> _Goal_: Return the lines below that carry the word "this".

> _Records for the task_:
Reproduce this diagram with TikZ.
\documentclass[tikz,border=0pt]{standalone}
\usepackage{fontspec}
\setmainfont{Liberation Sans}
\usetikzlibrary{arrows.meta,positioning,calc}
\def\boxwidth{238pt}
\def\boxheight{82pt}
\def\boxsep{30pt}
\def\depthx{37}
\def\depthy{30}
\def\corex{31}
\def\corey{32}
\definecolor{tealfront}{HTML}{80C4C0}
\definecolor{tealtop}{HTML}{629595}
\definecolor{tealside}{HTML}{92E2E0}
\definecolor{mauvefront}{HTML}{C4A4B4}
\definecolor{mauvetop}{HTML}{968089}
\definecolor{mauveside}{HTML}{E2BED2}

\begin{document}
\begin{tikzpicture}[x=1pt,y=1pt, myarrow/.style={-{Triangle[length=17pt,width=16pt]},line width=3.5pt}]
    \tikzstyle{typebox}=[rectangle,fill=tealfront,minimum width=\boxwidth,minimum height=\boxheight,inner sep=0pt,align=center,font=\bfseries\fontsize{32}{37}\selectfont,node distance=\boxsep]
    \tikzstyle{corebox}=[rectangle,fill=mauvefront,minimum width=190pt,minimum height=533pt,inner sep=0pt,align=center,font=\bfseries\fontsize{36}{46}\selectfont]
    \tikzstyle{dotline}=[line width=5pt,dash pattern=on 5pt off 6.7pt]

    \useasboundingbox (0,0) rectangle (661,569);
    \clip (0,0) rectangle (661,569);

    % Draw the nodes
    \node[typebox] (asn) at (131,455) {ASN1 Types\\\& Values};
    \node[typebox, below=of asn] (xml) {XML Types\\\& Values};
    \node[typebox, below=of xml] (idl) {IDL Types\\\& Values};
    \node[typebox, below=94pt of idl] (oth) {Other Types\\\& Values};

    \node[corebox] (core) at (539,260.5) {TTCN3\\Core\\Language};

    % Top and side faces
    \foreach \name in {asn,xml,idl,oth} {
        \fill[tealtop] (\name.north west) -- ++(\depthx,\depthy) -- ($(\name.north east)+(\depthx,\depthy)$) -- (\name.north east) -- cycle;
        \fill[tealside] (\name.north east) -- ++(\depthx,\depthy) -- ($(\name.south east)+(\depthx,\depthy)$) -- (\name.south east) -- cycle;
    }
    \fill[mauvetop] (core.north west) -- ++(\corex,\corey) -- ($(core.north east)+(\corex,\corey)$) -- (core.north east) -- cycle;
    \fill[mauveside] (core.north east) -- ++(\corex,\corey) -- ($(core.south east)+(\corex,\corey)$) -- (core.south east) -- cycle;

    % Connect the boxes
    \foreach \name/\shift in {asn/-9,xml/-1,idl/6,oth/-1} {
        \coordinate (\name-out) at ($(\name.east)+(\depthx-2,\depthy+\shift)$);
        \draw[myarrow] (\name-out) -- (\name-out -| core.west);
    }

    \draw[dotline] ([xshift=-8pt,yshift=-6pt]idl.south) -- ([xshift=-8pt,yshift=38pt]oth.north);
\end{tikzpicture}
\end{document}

...

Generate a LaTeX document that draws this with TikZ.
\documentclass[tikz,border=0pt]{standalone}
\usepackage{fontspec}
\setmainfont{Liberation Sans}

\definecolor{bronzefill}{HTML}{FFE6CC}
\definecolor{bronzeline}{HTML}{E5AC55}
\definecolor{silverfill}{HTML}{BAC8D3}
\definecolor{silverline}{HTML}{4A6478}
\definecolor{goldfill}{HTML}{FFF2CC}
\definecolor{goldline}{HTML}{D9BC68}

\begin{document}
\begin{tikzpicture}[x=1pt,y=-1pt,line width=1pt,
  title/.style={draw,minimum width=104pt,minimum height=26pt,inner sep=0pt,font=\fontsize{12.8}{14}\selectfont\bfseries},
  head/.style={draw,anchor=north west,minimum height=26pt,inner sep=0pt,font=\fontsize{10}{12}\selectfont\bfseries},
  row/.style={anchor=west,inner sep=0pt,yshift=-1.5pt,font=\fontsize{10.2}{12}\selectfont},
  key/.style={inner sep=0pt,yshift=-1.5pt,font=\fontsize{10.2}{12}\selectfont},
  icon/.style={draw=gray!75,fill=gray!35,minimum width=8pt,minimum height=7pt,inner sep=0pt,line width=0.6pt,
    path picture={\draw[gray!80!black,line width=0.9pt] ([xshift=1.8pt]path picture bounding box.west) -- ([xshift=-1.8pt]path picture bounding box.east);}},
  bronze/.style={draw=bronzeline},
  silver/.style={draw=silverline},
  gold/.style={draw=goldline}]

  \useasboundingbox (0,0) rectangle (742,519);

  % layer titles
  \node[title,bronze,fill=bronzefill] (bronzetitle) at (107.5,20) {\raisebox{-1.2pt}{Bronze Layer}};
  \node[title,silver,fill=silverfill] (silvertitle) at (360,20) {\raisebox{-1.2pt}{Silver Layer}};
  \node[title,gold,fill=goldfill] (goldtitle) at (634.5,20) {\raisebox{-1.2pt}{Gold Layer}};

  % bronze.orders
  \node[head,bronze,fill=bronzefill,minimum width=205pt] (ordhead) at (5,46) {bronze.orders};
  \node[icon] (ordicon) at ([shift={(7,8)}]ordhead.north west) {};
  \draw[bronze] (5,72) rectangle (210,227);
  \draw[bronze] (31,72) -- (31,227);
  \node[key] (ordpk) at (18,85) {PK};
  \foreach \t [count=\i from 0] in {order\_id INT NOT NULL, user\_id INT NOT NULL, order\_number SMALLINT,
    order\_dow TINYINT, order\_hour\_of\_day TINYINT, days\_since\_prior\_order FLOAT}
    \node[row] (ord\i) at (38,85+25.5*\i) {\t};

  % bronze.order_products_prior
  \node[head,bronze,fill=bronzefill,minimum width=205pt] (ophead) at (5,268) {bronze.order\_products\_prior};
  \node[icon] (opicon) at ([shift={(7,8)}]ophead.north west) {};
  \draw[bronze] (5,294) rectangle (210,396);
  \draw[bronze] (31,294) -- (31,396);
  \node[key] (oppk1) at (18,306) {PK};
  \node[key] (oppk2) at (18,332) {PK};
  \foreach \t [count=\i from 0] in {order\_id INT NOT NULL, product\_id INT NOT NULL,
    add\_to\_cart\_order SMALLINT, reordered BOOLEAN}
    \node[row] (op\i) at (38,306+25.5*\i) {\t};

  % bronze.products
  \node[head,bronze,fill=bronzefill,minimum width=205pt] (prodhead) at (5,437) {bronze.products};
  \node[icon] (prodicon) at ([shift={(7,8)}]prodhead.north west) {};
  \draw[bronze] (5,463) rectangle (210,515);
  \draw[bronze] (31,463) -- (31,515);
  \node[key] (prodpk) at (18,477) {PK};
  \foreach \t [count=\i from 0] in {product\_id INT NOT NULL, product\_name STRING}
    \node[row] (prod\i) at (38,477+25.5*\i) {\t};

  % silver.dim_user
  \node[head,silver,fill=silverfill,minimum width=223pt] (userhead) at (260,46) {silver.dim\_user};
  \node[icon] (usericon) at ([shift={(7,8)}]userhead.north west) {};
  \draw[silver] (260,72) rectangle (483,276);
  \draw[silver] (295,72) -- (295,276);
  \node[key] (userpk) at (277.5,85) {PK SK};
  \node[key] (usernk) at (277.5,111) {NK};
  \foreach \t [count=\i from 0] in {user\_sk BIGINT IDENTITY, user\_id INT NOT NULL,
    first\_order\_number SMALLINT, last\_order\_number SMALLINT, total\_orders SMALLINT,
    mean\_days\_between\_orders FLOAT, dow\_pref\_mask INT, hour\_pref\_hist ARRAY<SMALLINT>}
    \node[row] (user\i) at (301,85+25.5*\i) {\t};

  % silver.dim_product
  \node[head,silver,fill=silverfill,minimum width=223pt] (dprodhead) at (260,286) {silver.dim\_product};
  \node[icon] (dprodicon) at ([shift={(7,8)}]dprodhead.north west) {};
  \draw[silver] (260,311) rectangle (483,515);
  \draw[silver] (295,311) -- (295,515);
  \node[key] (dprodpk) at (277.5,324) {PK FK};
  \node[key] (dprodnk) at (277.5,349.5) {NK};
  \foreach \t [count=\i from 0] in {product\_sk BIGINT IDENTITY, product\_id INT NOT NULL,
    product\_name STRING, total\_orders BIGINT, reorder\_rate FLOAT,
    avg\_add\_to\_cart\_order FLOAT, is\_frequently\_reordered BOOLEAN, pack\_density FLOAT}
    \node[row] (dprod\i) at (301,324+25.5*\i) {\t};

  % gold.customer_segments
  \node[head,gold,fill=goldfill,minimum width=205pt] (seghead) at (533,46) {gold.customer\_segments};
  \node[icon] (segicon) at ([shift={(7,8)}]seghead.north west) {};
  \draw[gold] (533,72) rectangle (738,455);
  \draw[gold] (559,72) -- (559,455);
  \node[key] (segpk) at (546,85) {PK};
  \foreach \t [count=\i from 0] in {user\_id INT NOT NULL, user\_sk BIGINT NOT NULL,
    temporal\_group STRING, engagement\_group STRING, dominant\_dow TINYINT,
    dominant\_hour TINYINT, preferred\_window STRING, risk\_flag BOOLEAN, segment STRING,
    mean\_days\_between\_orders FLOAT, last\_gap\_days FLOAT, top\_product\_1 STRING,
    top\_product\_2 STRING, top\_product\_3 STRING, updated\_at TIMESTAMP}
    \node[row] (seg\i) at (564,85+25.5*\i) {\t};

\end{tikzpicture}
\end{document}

> _Task response_:
Reproduce this diagram with TikZ.
Generate a LaTeX document that draws this with TikZ.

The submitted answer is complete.